Post-Production: Dodging and Burning

For many modern photographers, we think of dodging and burning as filter options in Photoshop. But back during the age of film, these were darkroom techniques used to manipulate images. Ansel Adams was a master of these techniques. Dodging means reducing the exposure, and burning means increasing the exposure. 

Adams tried to “expose for the shadows; develop for the highlights.” Today, that formula is flipped due to how digital cameras process light – it’s harder to salvage blown-out whites in a photo editor. But the principle is the same. Expose for highlights; edit for shadows.

Either way, learn the craft of post-production. When Adams died, he left behind unfinished negatives to various organizations. One article reports, “The negatives are famous for being nothing like the prints Ansel produced… most of the magic was created in the darkroom.” 

It’s not cheating to use Lightroom. As long as you’re accurately representing your artistic vision, all tools are at your disposal. In fact, Ansel Adams (he died in the 1980s) was very excited about the possibilities of digital photography.

Ansel Adams’ Legacy

Today, photographers and non-photographers alike are inspired by Ansel Adams’ breathtaking photos. Few people have spurred on support for the National Parks like Adams. And students are still learning from his craft years after his death. 

In 2019, the Museum of Fine Arts in Boston hosted an exhibit called “Ansel Adams in Our Time.” The exhibit showed over 100 of Adams originals alongside photos of artists who had been inspired by his art. 

An overview by the New York Times reveals:

Mark Klett and Byron Wolfe incorporated pieces of earlier photographs into their own collaboration on exhibit here, stitching a time sequence into a single image. They photographed the view from Glacier Point overlook at exactly the spot where Carleton Watkins had stood, then replaced portions of their color photograph with a fragment of Adams’s and a fragment of Watkins’s photographs of the same view.

Catherine Opie takes highly colored, out-of-focus pictures of Adams’s territory in the national parks. In a video at the exhibition, she said that she wants people to know what they are looking at but to question it, an act of witnessing that one click on an iPhone, one glance at social media, does not create.

Ansel Adams continues to be a titan of photography not only for his technical prowess but also for the emotional responses he evokes in his audiences. Even today, photographers are searching for ways to contribute to the visual conversations he started.
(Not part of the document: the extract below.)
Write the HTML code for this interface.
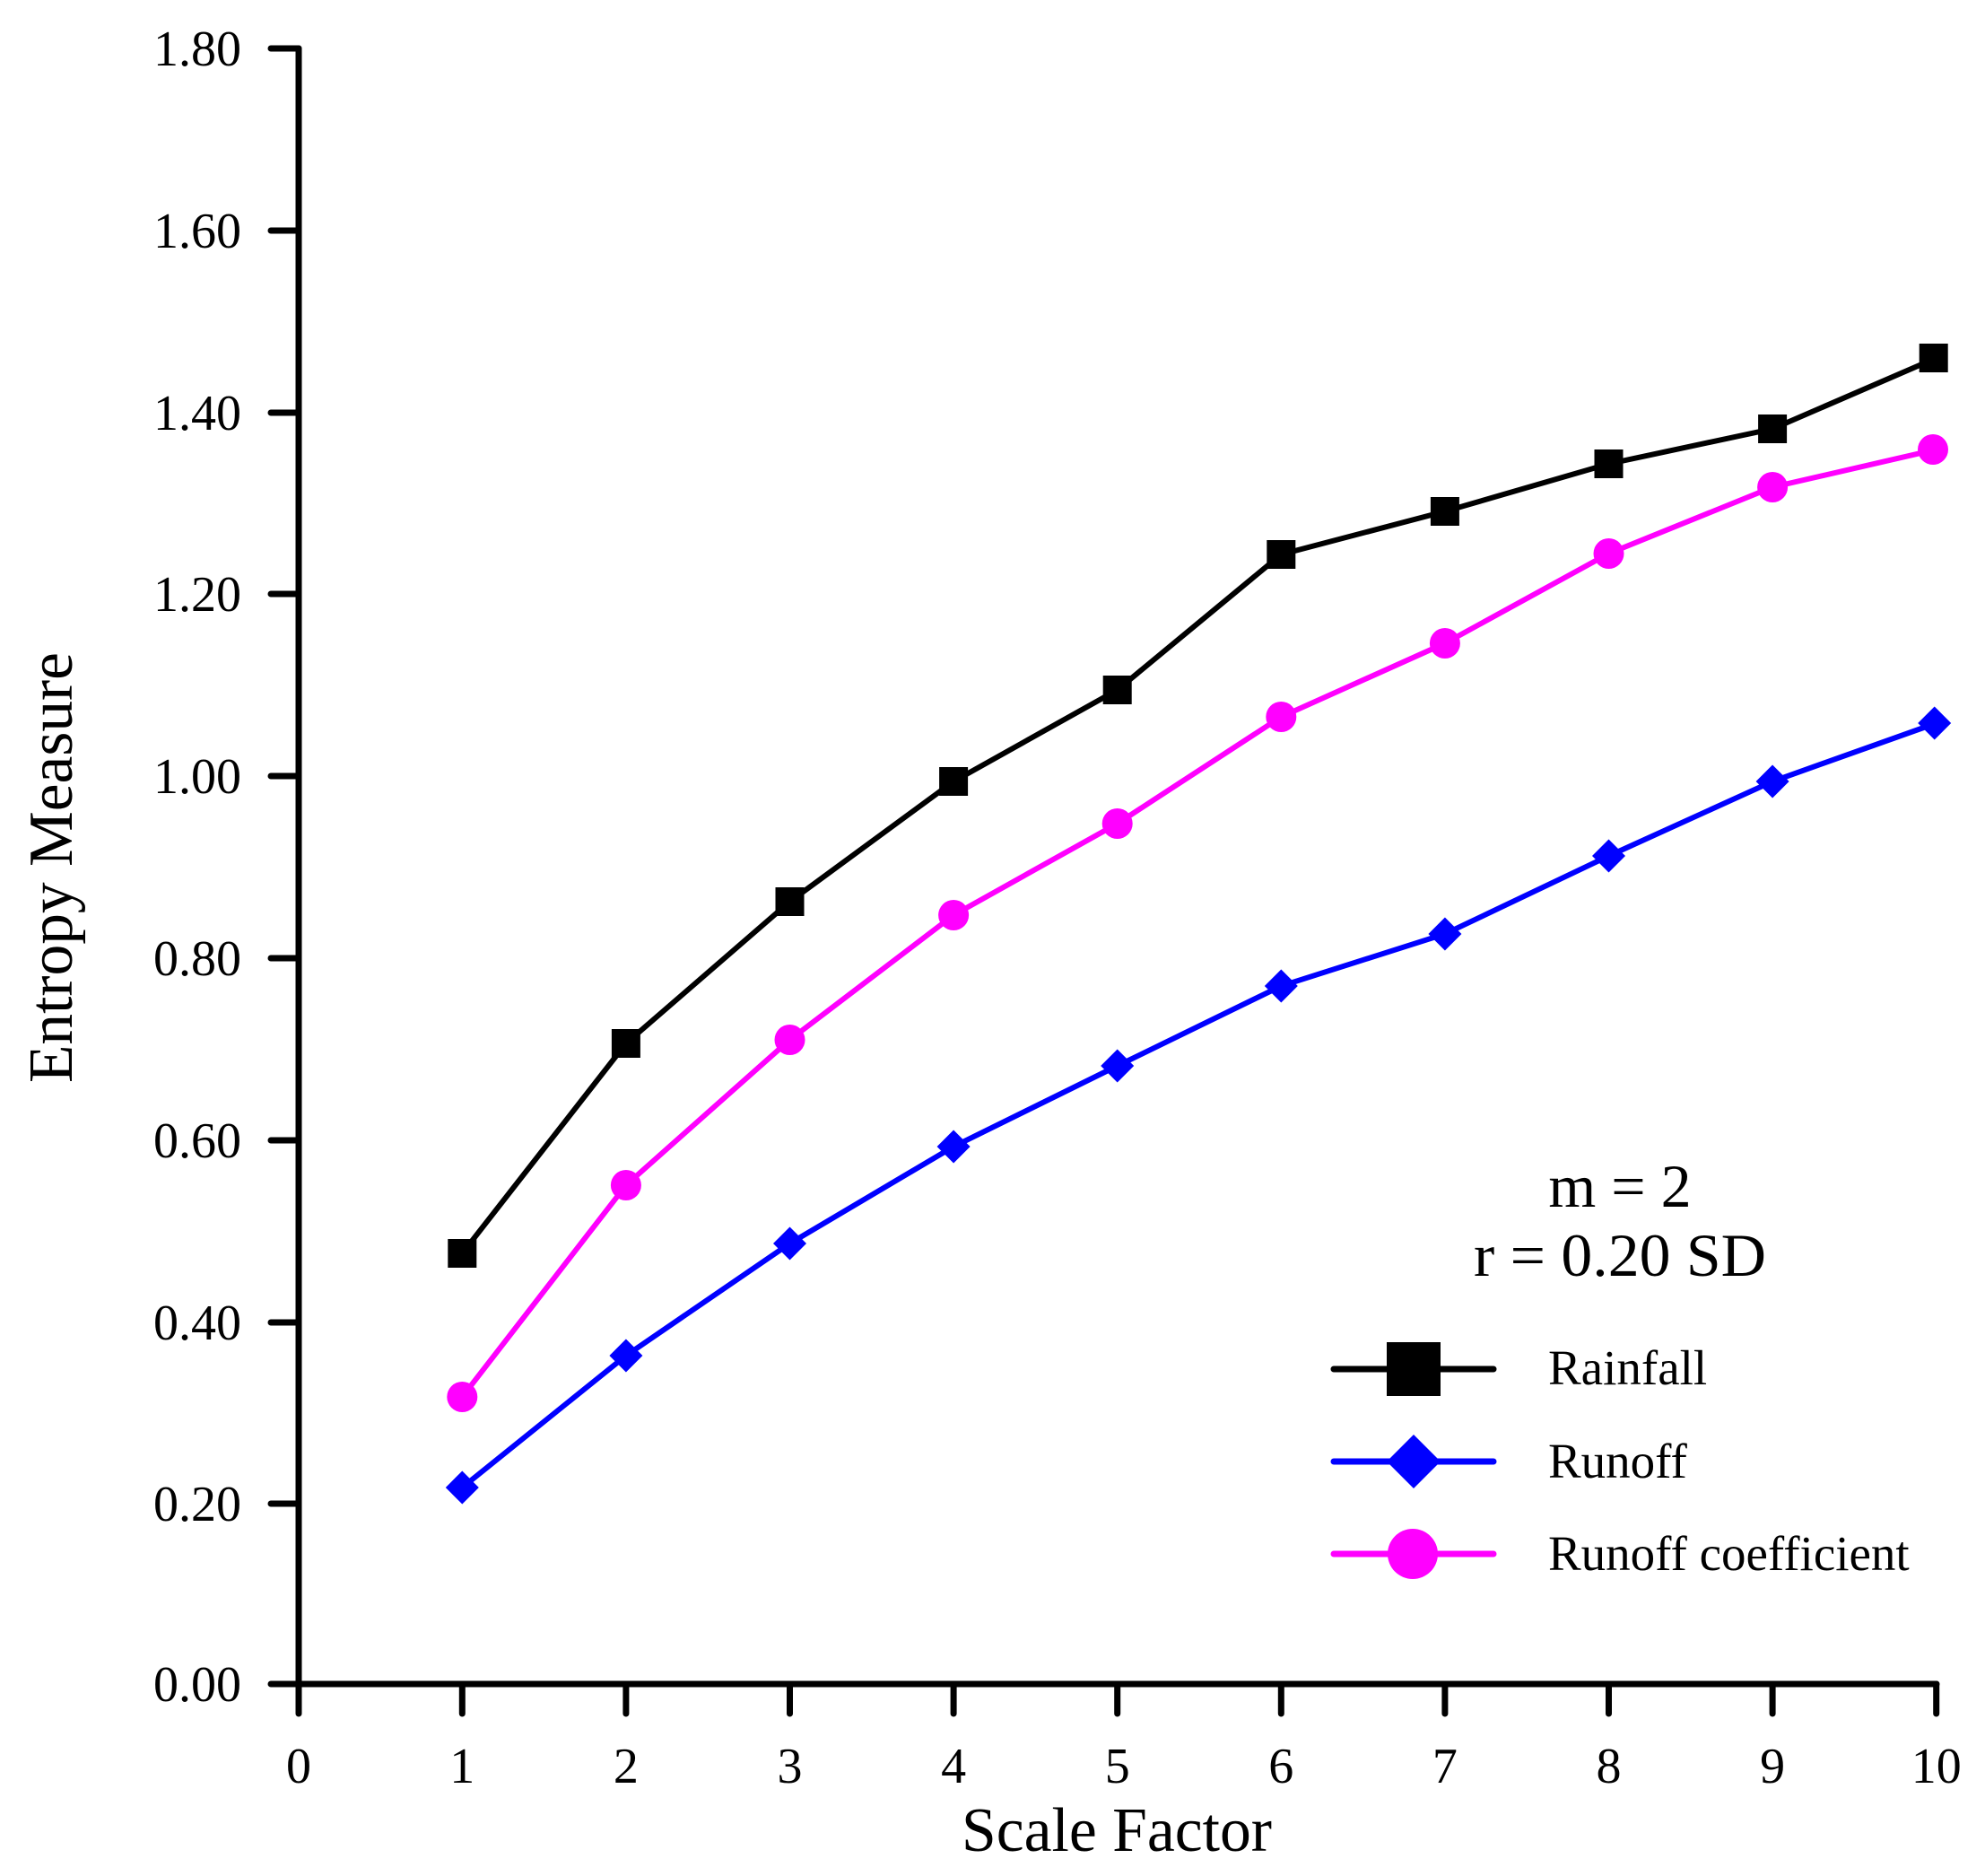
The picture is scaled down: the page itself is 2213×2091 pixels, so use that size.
<!DOCTYPE html>
<html><head><style>html,body{margin:0;padding:0;background:#fff}svg{display:block}</style></head><body>
<svg width="2213" height="2091" viewBox="0 0 2213 2091" xmlns="http://www.w3.org/2000/svg" font-family="Liberation Serif, serif">
<rect width="2213" height="2091" fill="#fff"/>
<g stroke="#000" stroke-width="7" stroke-linecap="round" fill="none">
<line x1="333" y1="54" x2="333" y2="1910"/>
<line x1="302" y1="1877" x2="2159" y2="1877"/>
<line x1="302" y1="54" x2="333" y2="54"/>
<line x1="302" y1="257" x2="333" y2="257"/>
<line x1="302" y1="460" x2="333" y2="460"/>
<line x1="302" y1="662" x2="333" y2="662"/>
<line x1="302" y1="865" x2="333" y2="865"/>
<line x1="302" y1="1068" x2="333" y2="1068"/>
<line x1="302" y1="1271" x2="333" y2="1271"/>
<line x1="302" y1="1474" x2="333" y2="1474"/>
<line x1="302" y1="1676" x2="333" y2="1676"/>
<line x1="515.3" y1="1877" x2="515.3" y2="1910"/>
<line x1="697.9" y1="1877" x2="697.9" y2="1910"/>
<line x1="880.5" y1="1877" x2="880.5" y2="1910"/>
<line x1="1063.1" y1="1877" x2="1063.1" y2="1910"/>
<line x1="1245.7" y1="1877" x2="1245.7" y2="1910"/>
<line x1="1428.3" y1="1877" x2="1428.3" y2="1910"/>
<line x1="1610.9" y1="1877" x2="1610.9" y2="1910"/>
<line x1="1793.5" y1="1877" x2="1793.5" y2="1910"/>
<line x1="1976.1" y1="1877" x2="1976.1" y2="1910"/>
<line x1="2158.7" y1="1877" x2="2158.7" y2="1910"/>
</g>
<g font-size="56" text-anchor="end" fill="#000">
<text x="269" y="73">1.80</text>
<text x="269" y="276">1.60</text>
<text x="269" y="479">1.40</text>
<text x="269" y="681">1.20</text>
<text x="269" y="884">1.00</text>
<text x="269" y="1087">0.80</text>
<text x="269" y="1290">0.60</text>
<text x="269" y="1493">0.40</text>
<text x="269" y="1695">0.20</text>
<text x="269" y="1896">0.00</text>
</g>
<g font-size="56" text-anchor="middle" fill="#000">
<text x="333" y="1987">0</text>
<text x="515.3" y="1987">1</text>
<text x="697.9" y="1987">2</text>
<text x="880.5" y="1987">3</text>
<text x="1063.1" y="1987">4</text>
<text x="1245.7" y="1987">5</text>
<text x="1428.3" y="1987">6</text>
<text x="1610.9" y="1987">7</text>
<text x="1793.5" y="1987">8</text>
<text x="1976.1" y="1987">9</text>
<text x="2158.7" y="1987">10</text>
</g>
<text x="1245" y="2063" font-size="70" text-anchor="middle" textLength="346" lengthAdjust="spacingAndGlyphs">Scale Factor</text>
<text transform="translate(80,967) rotate(-90)" font-size="70" text-anchor="middle" textLength="480" lengthAdjust="spacingAndGlyphs">Entropy Measure</text>
<text x="1806" y="1345" font-size="68" text-anchor="middle">m = 2</text>
<text x="1806" y="1422" font-size="68" text-anchor="middle" textLength="326" lengthAdjust="spacingAndGlyphs">r = 0.20 SD</text>

<polyline fill="none" stroke="#000" stroke-width="6" points="515.3,1397 697.9,1163 880.5,1005 1063.1,871 1245.7,769 1428.3,618 1610.9,570 1793.5,517 1976.1,478 2158.7,399"/>
<polyline fill="none" stroke="#ff00ff" stroke-width="6" points="515.3,1557 697.9,1321 880.5,1159 1063.1,1020 1245.7,918 1428.3,799 1610.9,717 1793.5,617 1976.1,543 2158.7,501"/>
<polyline fill="none" stroke="#0000ff" stroke-width="6" points="515.3,1658 697.9,1511 880.5,1386 1063.1,1278 1245.7,1188 1428.3,1099 1610.9,1041 1793.5,954 1976.1,871 2158.7,806"/>
<g fill="#000">
<rect x="499.3" y="1381" width="32" height="32"/><rect x="681.9" y="1147" width="32" height="32"/><rect x="864.5" y="989" width="32" height="32"/><rect x="1047.1" y="855" width="32" height="32"/><rect x="1229.7" y="753" width="32" height="32"/><rect x="1412.3" y="602" width="32" height="32"/><rect x="1594.9" y="554" width="32" height="32"/><rect x="1777.5" y="501" width="32" height="32"/><rect x="1960.1" y="462" width="32" height="32"/><rect x="2139.7" y="383" width="32" height="32"/>
</g>
<g fill="#ff00ff">
<circle cx="515.3" cy="1557" r="17"/><circle cx="697.9" cy="1321" r="17"/><circle cx="880.5" cy="1159" r="17"/><circle cx="1063.1" cy="1020" r="17"/><circle cx="1245.7" cy="918" r="17"/><circle cx="1428.3" cy="799" r="17"/><circle cx="1610.9" cy="717" r="17"/><circle cx="1793.5" cy="617" r="17"/><circle cx="1976.1" cy="543" r="17"/><circle cx="2155" cy="501" r="17"/>
</g>
<g fill="#0000ff">
<path d="M515.3 1639.5l18.5 18.5l-18.5 18.5l-18.5 -18.5z"/>
<path d="M697.9 1492.5l18.5 18.5l-18.5 18.5l-18.5 -18.5z"/>
<path d="M880.5 1367.5l18.5 18.5l-18.5 18.5l-18.5 -18.5z"/>
<path d="M1063.1 1259.5l18.5 18.5l-18.5 18.5l-18.5 -18.5z"/>
<path d="M1245.7 1169.5l18.5 18.5l-18.5 18.5l-18.5 -18.5z"/>
<path d="M1428.3 1080.5l18.5 18.5l-18.5 18.5l-18.5 -18.5z"/>
<path d="M1610.9 1022.5l18.5 18.5l-18.5 18.5l-18.5 -18.5z"/>
<path d="M1793.5 935.5l18.5 18.5l-18.5 18.5l-18.5 -18.5z"/>
<path d="M1976.1 852.5l18.5 18.5l-18.5 18.5l-18.5 -18.5z"/>
<path d="M2156.7 787.5l18.5 18.5l-18.5 18.5l-18.5 -18.5z"/>
</g>

<g stroke-width="7" stroke-linecap="round">
<line x1="1487" y1="1526" x2="1665" y2="1526" stroke="#000"/>
<line x1="1487" y1="1629" x2="1665" y2="1629" stroke="#0000ff"/>
<line x1="1487" y1="1732" x2="1665" y2="1732" stroke="#ff00ff"/>
</g>
<rect x="1546" y="1496" width="60" height="60" fill="#000"/>
<path d="M1576 1599l30 30l-30 30l-30 -30z" fill="#0000ff"/>
<circle cx="1575" cy="1732" r="28" fill="#ff00ff"/>
<g font-size="55" fill="#000">
<text x="1726" y="1543">Rainfall</text>
<text x="1726" y="1647">Runoff</text>
<text x="1726" y="1750">Runoff coefficient</text>
</g>
</svg>
</body></html>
Ansel Adams was not just someone who recorded what he saw; he sought the deeper feelings of the human soul. 

He even said it himself: “In 1930 I was in Taos, and Paul Strand showed me his negatives. They were so gorgeous, they confirmed my urge, and I said, ‘That’s it. I want to be a photographer.’ Some friends said, ‘Oh, don’t give up music. A camera cannot express the human soul.’ The only argument I had for that was that maybe the camera couldn’t, but I might try through the camera.”

And so, don’t give up trying to express the human soul through your camera. Inspire your craft. Keep going.